政治学を志し、インパクトある制度づくりに従事し、その限界を知った上で煮詰めてきたのは、生活が激変するような衝撃力のある事業を政府や国際機関を経由せず行う発想だった。スマトラ地震の援助金の集まり、Kivaなどのオンラインギビングマーケットの広がりが後押ししてくれるように思えた。
「途上国の問題は多岐に渡るが、水/衛生・教育・農業・保健・環境/エネルギーといったいくつかの共通の問題に集約されてくる。これらの共通した問題に対する解決メニュー(テクノロジー)を最初に提示して、途上国のNGOがその地域で適当だと考えるテクノロジーを選んでもらい、どのように問題を解決したいのかを提案書で説明してもらう。その提案書に対して、個人が寄付を行い、必要金額が集まった時点でテクノロジーをNGOに発送するという仕組みを作った。」
ここでいう技術とは、「最先端ではなく、ローテクとクラフトマンシップの交わったもの。ただのローテクでは汎用品になる。安くて頑丈で電気がなくても動く、といった制約条件の中で、想像力とクラフトマンシップを駆使して出てきたモノを主に取り扱っている」。
つまりは快適で安全な生活を遮る問題を解決する製品だ。日本はものづくり大国としても名高く、ものづくりで社会的な課題にも応えてきた国だ。しかし、残念ながらこれまで日本の中小企業やデザイナーには途上国に対する関心が低く、コペルニクで扱う技術に日本発のものがまだない。
そこで中村氏はこの夏、コペルニクのプロジェクトとしてSee-Dコンテスト(シード・コンテスト)を開催し、主に日本国内から幅広く途上国向け製品のアイディアを募集する。このコンテストでは、シンポジウムやワークショップの開催、ネット上でデザイン改良を進めるためのポータルサイトの設置などを通じて、優秀な案件の事業化を目標とする。

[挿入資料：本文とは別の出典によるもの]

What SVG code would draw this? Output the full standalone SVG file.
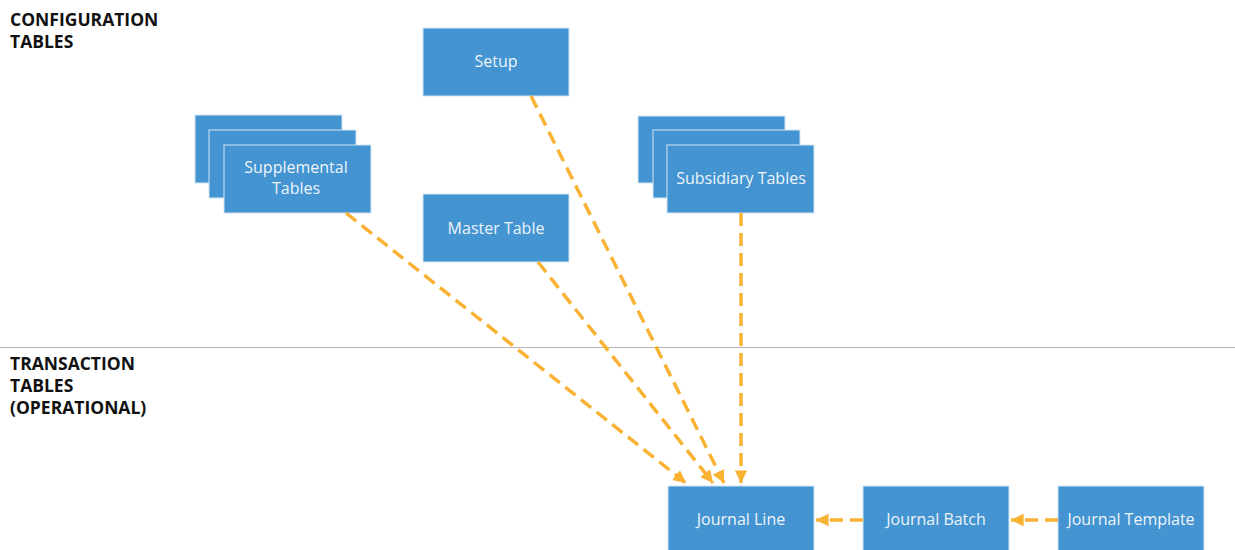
<svg xmlns="http://www.w3.org/2000/svg" width="1235" height="550" viewBox="0 0 1235 550">
  <defs>
    <marker id="arrow" viewBox="0 0 10 10" refX="10" refY="5" markerWidth="3.6" markerHeight="3.6" orient="auto" markerUnits="strokeWidth">
      <path d="M0,0 L10,5 L0,10 Z" fill="#F9B234"/>
    </marker>
  </defs>
  <style>
    .box { fill: #4394D1; stroke: #D4E6F5; stroke-width: 1; }
    .label { font-family: "Open Sans", "Noto Sans", sans-serif; font-size: 16px; fill: #EEF4FA; text-anchor: middle; }
    .head { font-family: "Open Sans", "Noto Sans", sans-serif; font-size: 17.5px; font-weight: bold; fill: #111; }
    .link { fill: none; stroke: #F9B234; stroke-width: 3.5; stroke-dasharray: 13 7; marker-end: url(#arrow); }
    .divider { stroke: #B4B4B4; stroke-width: 1; }
  </style>
  <rect width="1235" height="550" fill="#FFFFFF"/>

  <!-- section headings -->
  <text class="head" x="10" y="26">CONFIGURATION</text>
  <text class="head" x="10" y="48">TABLES</text>
  <line class="divider" x1="0" y1="347.5" x2="1235" y2="347.5"/>
  <text class="head" x="10" y="370">TRANSACTION</text>
  <text class="head" x="10" y="392">TABLES</text>
  <text class="head" x="10" y="414">(OPERATIONAL)</text>

  <!-- nodes -->
  <g id="setup">
    <rect class="box" x="423" y="28" width="146" height="68"/>
    <text class="label" x="496" y="67">Setup</text>
  </g>
  <g id="supplemental-tables">
    <rect class="box" x="195" y="115" width="147" height="68"/>
    <rect class="box" x="209" y="130" width="147" height="68"/>
    <rect class="box" x="224" y="145" width="147" height="68"/>
    <text class="label" x="296" y="173">Supplemental</text>
    <text class="label" x="296" y="194">Tables</text>
  </g>
  <g id="master-table">
    <rect class="box" x="423" y="194" width="146" height="68"/>
    <text class="label" x="496" y="234">Master Table</text>
  </g>
  <g id="subsidiary-tables">
    <rect class="box" x="638" y="116" width="147" height="67"/>
    <rect class="box" x="653" y="130" width="147" height="68"/>
    <rect class="box" x="667" y="145" width="147" height="68"/>
    <text class="label" x="741" y="184">Subsidiary Tables</text>
  </g>
  <g id="journal-line">
    <rect class="box" x="668" y="486" width="146" height="68"/>
    <text class="label" x="741" y="525">Journal Line</text>
  </g>
  <g id="journal-batch">
    <rect class="box" x="863" y="486" width="146" height="68"/>
    <text class="label" x="936" y="525">Journal Batch</text>
  </g>
  <g id="journal-template">
    <rect class="box" x="1058" y="486" width="146" height="68"/>
    <text class="label" x="1131" y="525">Journal Template</text>
  </g>

  <!-- connectors -->
  <g id="connectors">
    <line class="link" x1="346" y1="213" x2="686" y2="483"/>
    <line class="link" x1="538" y1="262" x2="713" y2="483"/>
    <line class="link" x1="531" y1="96" x2="724" y2="483"/>
    <line class="link" x1="741" y1="213" x2="741" y2="483"/>
    <line class="link" x1="863" y1="520" x2="816" y2="520"/>
    <line class="link" x1="1058" y1="520" x2="1011" y2="520"/>
  </g>
</svg>
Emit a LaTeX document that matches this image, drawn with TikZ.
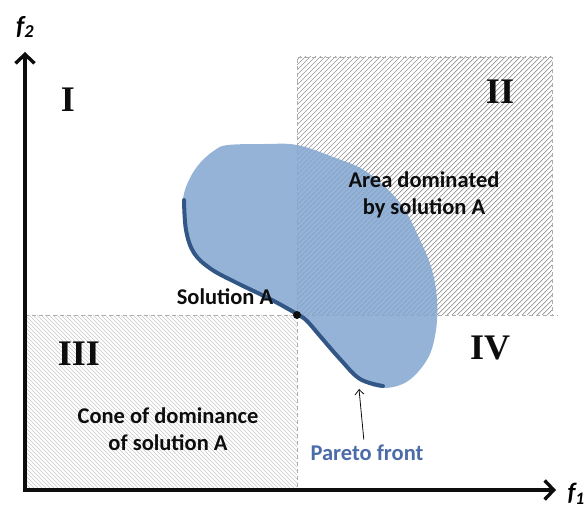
\documentclass[tikz,border=0pt]{standalone}
\usepackage{fontspec}
\setmainfont{Carlito}
\newfontfamily\romfont{Liberation Serif}
\usetikzlibrary{arrows.meta}
\definecolor{ink}{gray}{0.05}
\definecolor{dashgray}{gray}{0.68}
\definecolor{hatchdark}{gray}{0.58}
\definecolor{hatchlight}{gray}{0.78}
\definecolor{blobbase}{RGB}{130,166,208}
\definecolor{frontline}{RGB}{50,86,134}
\definecolor{frontlabel}{RGB}{75,108,168}

\tikzset{
  axis/.style={ink, line width=3.6pt, -{Straight Barb[length=9pt,width=19pt,line width=3.4pt]}},
  bound/.style={dashgray, dashed, dash pattern=on 4pt off 3pt, line width=0.8pt},
  quad/.style={font=\romfont\bfseries\fontsize{36}{36}\selectfont, text=ink},
  note/.style={font=\bfseries\fontsize{22.5}{27}\selectfont, text=ink, align=center},
}

\begin{document}
\begin{tikzpicture}[x=1pt, y=-1pt]
  \useasboundingbox (0,0) rectangle (586,508);
  \coordinate (origin) at (25,490);
  \coordinate (ytip)   at (25,52);
  \coordinate (xtip)   at (556,490);
  \coordinate (solA)   at (297,315);
  % hatched quadrants
  \begin{scope}
    \clip (297,57) rectangle (552,315);
    \foreach \i in {-260,-255,...,260}
      \draw[hatchdark, line width=0.7pt] (297+\i,315) -- ++(260,-260);
  \end{scope}
  \begin{scope}
    \clip (25,315) rectangle (297,490);
    \foreach \i in {-180,-176,...,280}
      \draw[hatchlight, line width=0.6pt] (25+\i,315) -- ++(180,180);
  \end{scope}
  \draw[bound] (297,315) -- (297,57) -- (552,57) -- (552,315);
  \draw[bound] (25,315) -- (558,315);
  \draw[bound] (297,315) -- (297,490);
  % objective space region
  \fill[blobbase, fill opacity=0.85] plot[smooth cycle, tension=0.6] coordinates {
    (228,145) (265,144) (297,145) (333,157) (367,172) (400,203) (420,240)
    (432,270) (437,300) (436,330) (428,358) (408,381) (383,388) (360,380)
    (340,360) (320,337) (307,322) (297,315) (270,300) (237,284) (210,270)
    (193,254) (185,230) (183,200) (189,180) (200,163) (215,150)};
  % pareto front
  \draw[frontline, line width=4pt, line cap=round] plot[smooth, tension=0.6] coordinates {
    (184,200) (186,230) (194,253) (211,269) (237,283) (270,299) (297,314)
    (307,321) (320,336) (340,359) (360,379) (383,386)};
  \fill[ink] (solA) circle (4);
  % axes
  \draw[axis] (origin) -- (ytip);
  \draw[axis] ([xshift=-1.8pt]origin) -- (xtip);
  \node (f2) at (25,27) {\bfseries\itshape\fontsize{26}{26}\selectfont f\textsubscript{2}};
  \node[anchor=east, inner sep=0pt] (f1) at (585,494) {\bfseries\itshape\fontsize{25}{25}\selectfont f\textsubscript{1}};
  % labels
  \node[quad] (q1) at (68,100) {I};
  \node[quad] (q2) at (500,92) {II};
  \node[quad] (q3) at (79,354) {III};
  \node[quad] (q4) at (490,348) {IV};
  \node[note] (areaA) at (424,195) {Area dominated\\by solution A};
  \node[note] (coneA) at (168,429) {Cone of dominance\\of solution A};
  \node[note] (solAlab) at (225,297) {Solution A};
  \node[note, text=frontlabel] (pareto) at (367,453) {Pareto front};
  \coordinate (frontpt) at (359,389);
  \draw[ink, line width=0.8pt, -{Straight Barb[length=5pt,width=9pt]}, shorten <=2pt] ([xshift=-3pt]pareto.north) -- (frontpt);
\end{tikzpicture}
\end{document}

「精巧な機械がない時代からものをつくってきた町工場で働く5、60歳の人に外国で開発された途上国向けテクノロジーを見てもらったことがありますが、すごく興奮していました。“ここは段差つくるべき”とかアイデアがすぐに出て来る。こういう人たちを巻き込んで楽しい工作をしたい」
発想とそれを形にする技術には申し分ない。きっかけさえあれば、途上国への距離感も変わって来るはずだ。
コンテストを進める一方、力を注ぎたいと考えているのがDIYテクノロジー(自分で作れる技術)だ。途上国で簡単に安価で入手できる材料や既製品を組み合わせ、生活の質を向上させる製品をつくる技術を広げたいと考えている。たとえばMIT(マサチューセッツ工科大学)が開発した、トウモロコシを剥く作業を効率よく行える器具などがある。

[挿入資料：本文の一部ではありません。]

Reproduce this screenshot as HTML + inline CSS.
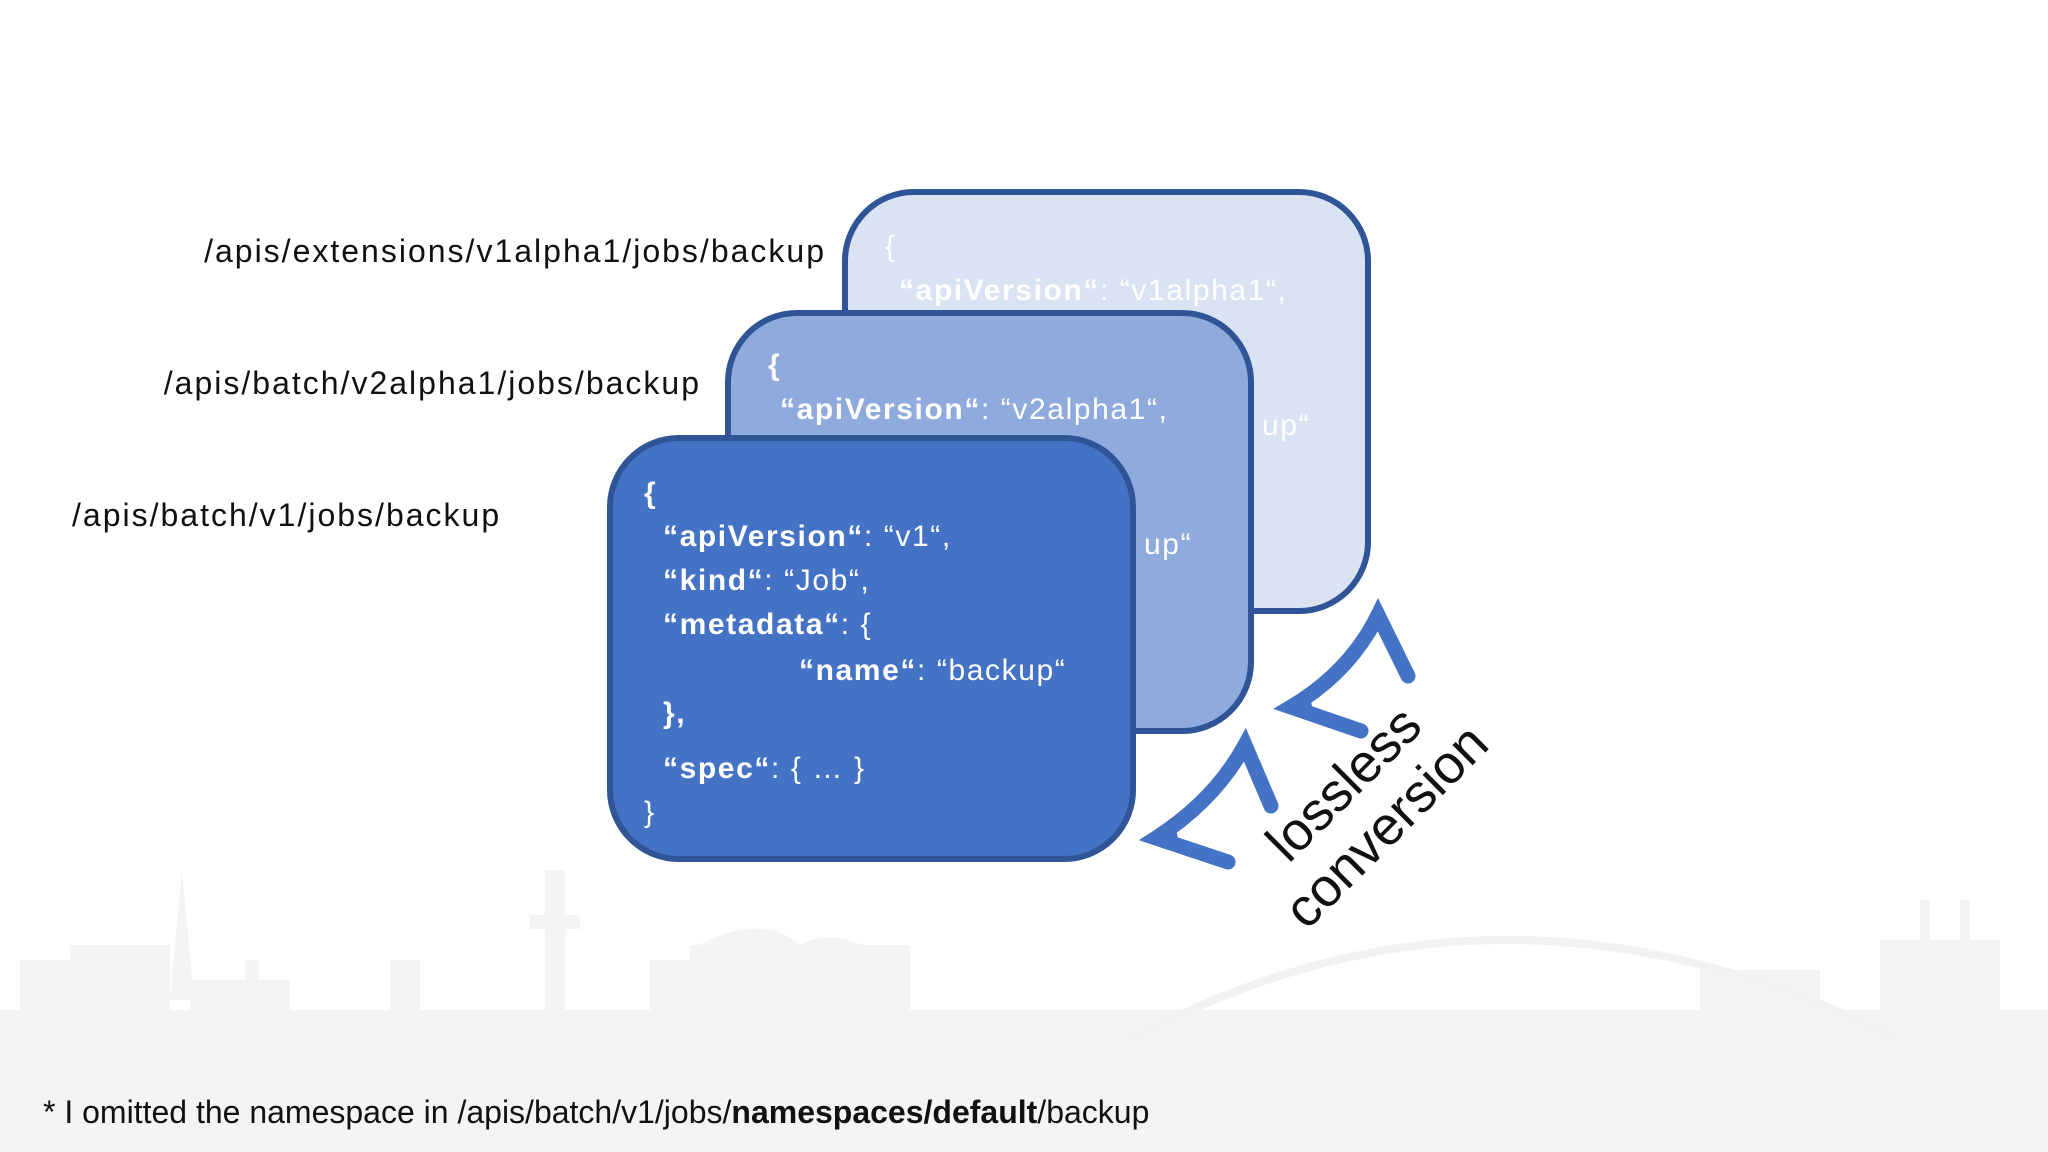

「ローカルインベンターは発展途上国の至る所にいます。そういう人をつなげてローテクのネットワークをつくりたい。日本で言うと、町工場のネットワークみたいな感覚です。そういうところをつなげて持続的に必要な商品を開発する仕組み、アイディアを循環させていかないと、BOPビジネスは先進国だけのフィーバーに終わってしまいます」
グローバルな問題解決を集合知によって解決していく試みは始まったばかりだ。